▸ Task objective: Exactly the lines from the one containing "Reproduce this chart with matplotlib." through the one containing "import numpy as np" are to be returned, please, without any pictures.

▸ Stored records:
** start **
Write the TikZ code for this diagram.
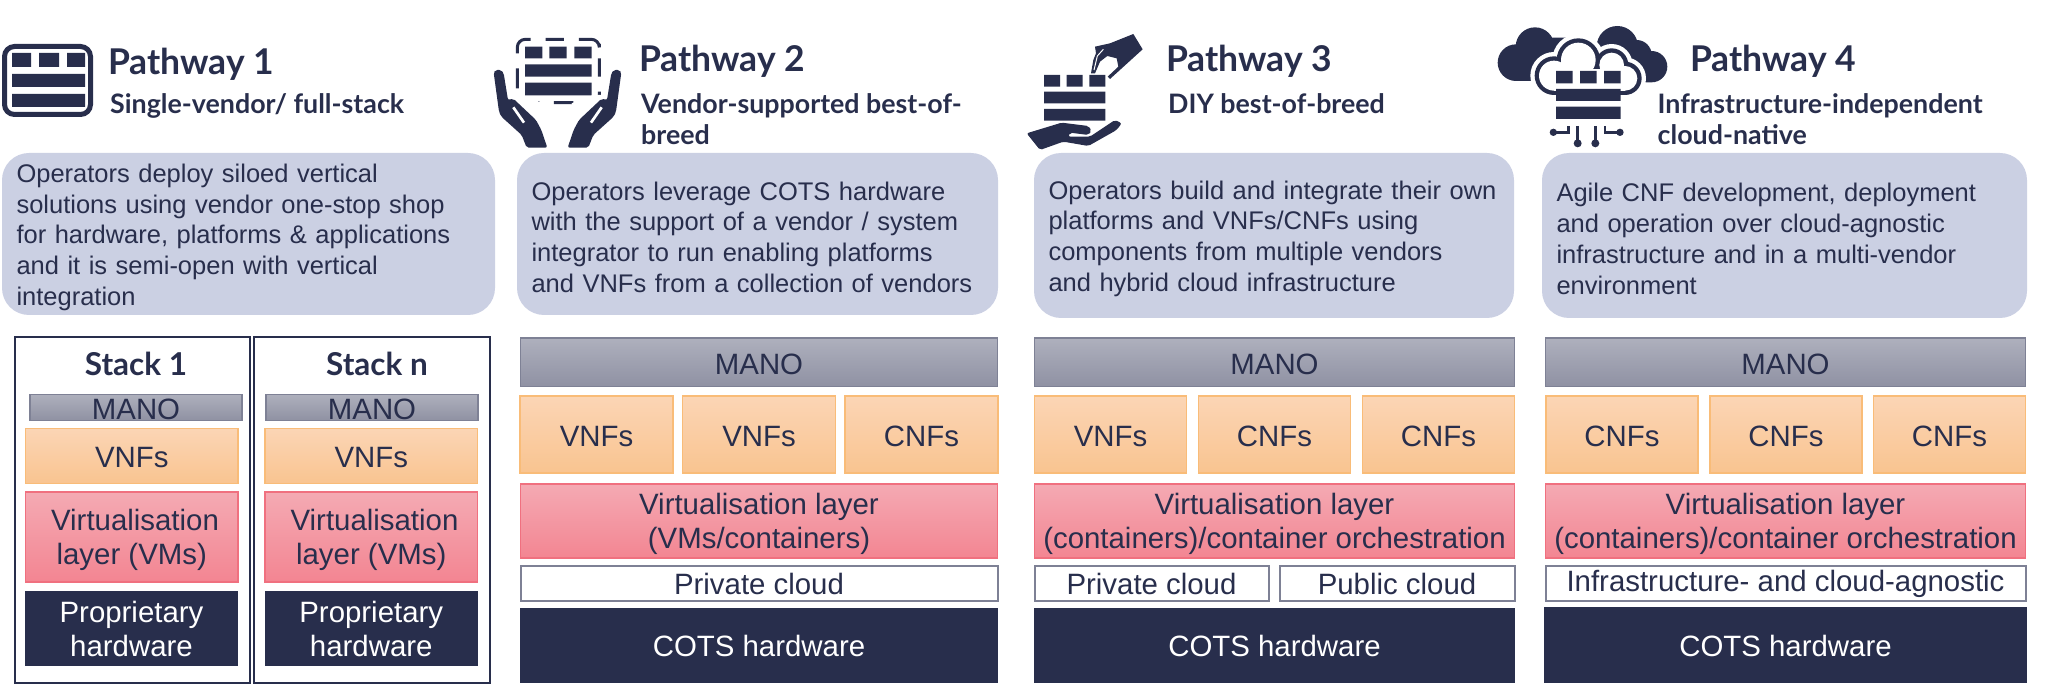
** end **
** start **
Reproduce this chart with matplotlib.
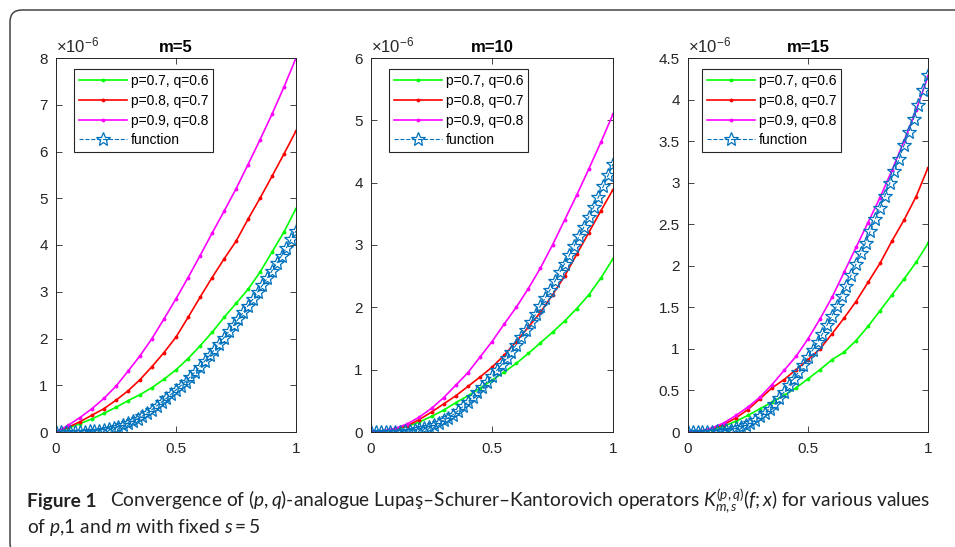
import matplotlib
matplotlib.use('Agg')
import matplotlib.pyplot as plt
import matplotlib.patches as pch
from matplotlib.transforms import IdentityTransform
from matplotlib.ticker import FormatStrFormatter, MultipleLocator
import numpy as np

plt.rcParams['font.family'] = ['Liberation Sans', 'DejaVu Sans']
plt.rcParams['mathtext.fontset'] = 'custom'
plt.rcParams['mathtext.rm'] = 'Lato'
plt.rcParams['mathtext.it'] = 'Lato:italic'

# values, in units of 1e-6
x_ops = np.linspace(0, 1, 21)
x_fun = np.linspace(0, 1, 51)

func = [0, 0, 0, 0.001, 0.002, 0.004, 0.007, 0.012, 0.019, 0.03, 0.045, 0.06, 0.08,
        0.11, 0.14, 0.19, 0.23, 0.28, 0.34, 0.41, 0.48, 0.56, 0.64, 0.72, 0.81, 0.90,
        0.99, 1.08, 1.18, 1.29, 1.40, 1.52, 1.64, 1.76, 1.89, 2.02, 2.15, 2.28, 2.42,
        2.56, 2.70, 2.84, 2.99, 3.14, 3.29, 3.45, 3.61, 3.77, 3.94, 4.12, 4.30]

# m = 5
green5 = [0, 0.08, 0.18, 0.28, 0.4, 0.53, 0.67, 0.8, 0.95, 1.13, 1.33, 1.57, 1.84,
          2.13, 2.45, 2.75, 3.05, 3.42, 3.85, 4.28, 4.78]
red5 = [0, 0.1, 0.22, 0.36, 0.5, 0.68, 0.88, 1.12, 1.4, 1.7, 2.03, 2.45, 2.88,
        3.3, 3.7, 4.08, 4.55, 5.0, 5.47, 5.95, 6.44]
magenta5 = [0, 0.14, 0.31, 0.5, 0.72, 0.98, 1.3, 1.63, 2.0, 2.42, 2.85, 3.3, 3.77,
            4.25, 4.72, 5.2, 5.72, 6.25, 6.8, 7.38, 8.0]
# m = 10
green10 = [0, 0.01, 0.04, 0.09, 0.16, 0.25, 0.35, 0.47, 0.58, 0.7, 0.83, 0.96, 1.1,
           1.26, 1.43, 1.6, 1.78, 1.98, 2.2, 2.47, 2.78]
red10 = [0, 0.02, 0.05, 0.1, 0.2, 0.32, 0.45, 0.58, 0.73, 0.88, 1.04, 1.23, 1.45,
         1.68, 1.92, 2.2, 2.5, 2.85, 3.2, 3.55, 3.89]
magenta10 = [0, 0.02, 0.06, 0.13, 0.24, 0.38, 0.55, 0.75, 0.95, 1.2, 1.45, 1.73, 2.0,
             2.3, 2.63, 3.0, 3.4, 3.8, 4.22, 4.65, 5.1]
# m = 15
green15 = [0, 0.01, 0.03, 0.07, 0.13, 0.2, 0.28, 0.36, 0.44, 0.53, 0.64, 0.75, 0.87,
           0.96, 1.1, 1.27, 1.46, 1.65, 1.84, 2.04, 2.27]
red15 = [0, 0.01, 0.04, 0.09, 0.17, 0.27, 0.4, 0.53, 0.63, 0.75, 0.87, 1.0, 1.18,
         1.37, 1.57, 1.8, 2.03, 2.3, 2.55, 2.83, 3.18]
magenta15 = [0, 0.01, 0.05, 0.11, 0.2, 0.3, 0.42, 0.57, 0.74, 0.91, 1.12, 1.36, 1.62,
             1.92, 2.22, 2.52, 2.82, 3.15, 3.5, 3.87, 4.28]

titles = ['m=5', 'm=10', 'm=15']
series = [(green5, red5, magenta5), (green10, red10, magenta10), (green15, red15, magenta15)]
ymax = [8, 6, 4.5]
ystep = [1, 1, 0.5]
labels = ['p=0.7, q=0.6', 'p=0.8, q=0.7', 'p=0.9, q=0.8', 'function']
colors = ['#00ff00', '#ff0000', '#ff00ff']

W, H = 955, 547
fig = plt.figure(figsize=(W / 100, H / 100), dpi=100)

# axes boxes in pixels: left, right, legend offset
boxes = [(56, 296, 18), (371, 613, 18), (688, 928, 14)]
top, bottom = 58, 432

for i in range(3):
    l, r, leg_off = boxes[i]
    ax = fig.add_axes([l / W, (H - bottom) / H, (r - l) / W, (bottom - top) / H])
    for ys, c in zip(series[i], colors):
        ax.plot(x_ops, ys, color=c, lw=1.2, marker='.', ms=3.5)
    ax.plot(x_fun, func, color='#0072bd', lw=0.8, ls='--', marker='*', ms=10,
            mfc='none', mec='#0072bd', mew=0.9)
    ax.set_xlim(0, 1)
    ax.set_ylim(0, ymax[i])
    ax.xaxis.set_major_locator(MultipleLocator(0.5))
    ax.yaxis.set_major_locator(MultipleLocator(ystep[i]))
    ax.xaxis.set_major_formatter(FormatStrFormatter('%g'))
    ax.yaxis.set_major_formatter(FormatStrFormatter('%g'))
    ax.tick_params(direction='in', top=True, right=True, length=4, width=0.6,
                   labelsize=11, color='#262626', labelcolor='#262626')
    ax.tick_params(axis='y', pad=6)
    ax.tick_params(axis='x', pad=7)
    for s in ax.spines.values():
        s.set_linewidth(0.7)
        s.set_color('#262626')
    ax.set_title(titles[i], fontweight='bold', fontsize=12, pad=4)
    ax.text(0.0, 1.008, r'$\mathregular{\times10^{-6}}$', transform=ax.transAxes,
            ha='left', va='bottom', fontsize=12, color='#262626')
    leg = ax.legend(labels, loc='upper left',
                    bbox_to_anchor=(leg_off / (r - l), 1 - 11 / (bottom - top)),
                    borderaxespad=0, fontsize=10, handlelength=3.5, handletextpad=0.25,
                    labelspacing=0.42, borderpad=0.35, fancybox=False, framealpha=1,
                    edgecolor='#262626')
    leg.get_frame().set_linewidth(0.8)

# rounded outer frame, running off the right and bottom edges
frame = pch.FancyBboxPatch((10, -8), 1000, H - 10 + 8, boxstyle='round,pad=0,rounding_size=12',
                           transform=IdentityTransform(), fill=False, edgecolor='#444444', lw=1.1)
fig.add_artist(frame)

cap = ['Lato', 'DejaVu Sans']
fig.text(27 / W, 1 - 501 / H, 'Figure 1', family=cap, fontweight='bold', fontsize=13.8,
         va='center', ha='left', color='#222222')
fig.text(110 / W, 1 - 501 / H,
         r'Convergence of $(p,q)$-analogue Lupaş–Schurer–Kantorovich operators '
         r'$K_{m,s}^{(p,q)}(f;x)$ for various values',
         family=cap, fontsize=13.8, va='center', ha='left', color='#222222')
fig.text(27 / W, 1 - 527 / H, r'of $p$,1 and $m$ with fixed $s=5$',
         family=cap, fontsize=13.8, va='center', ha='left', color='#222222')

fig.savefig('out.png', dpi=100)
** end **
▸ Reply:
Reproduce this chart with matplotlib.
import matplotlib
matplotlib.use('Agg')
import matplotlib.pyplot as plt
import matplotlib.patches as pch
from matplotlib.transforms import IdentityTransform
from matplotlib.ticker import FormatStrFormatter, MultipleLocator
import numpy as np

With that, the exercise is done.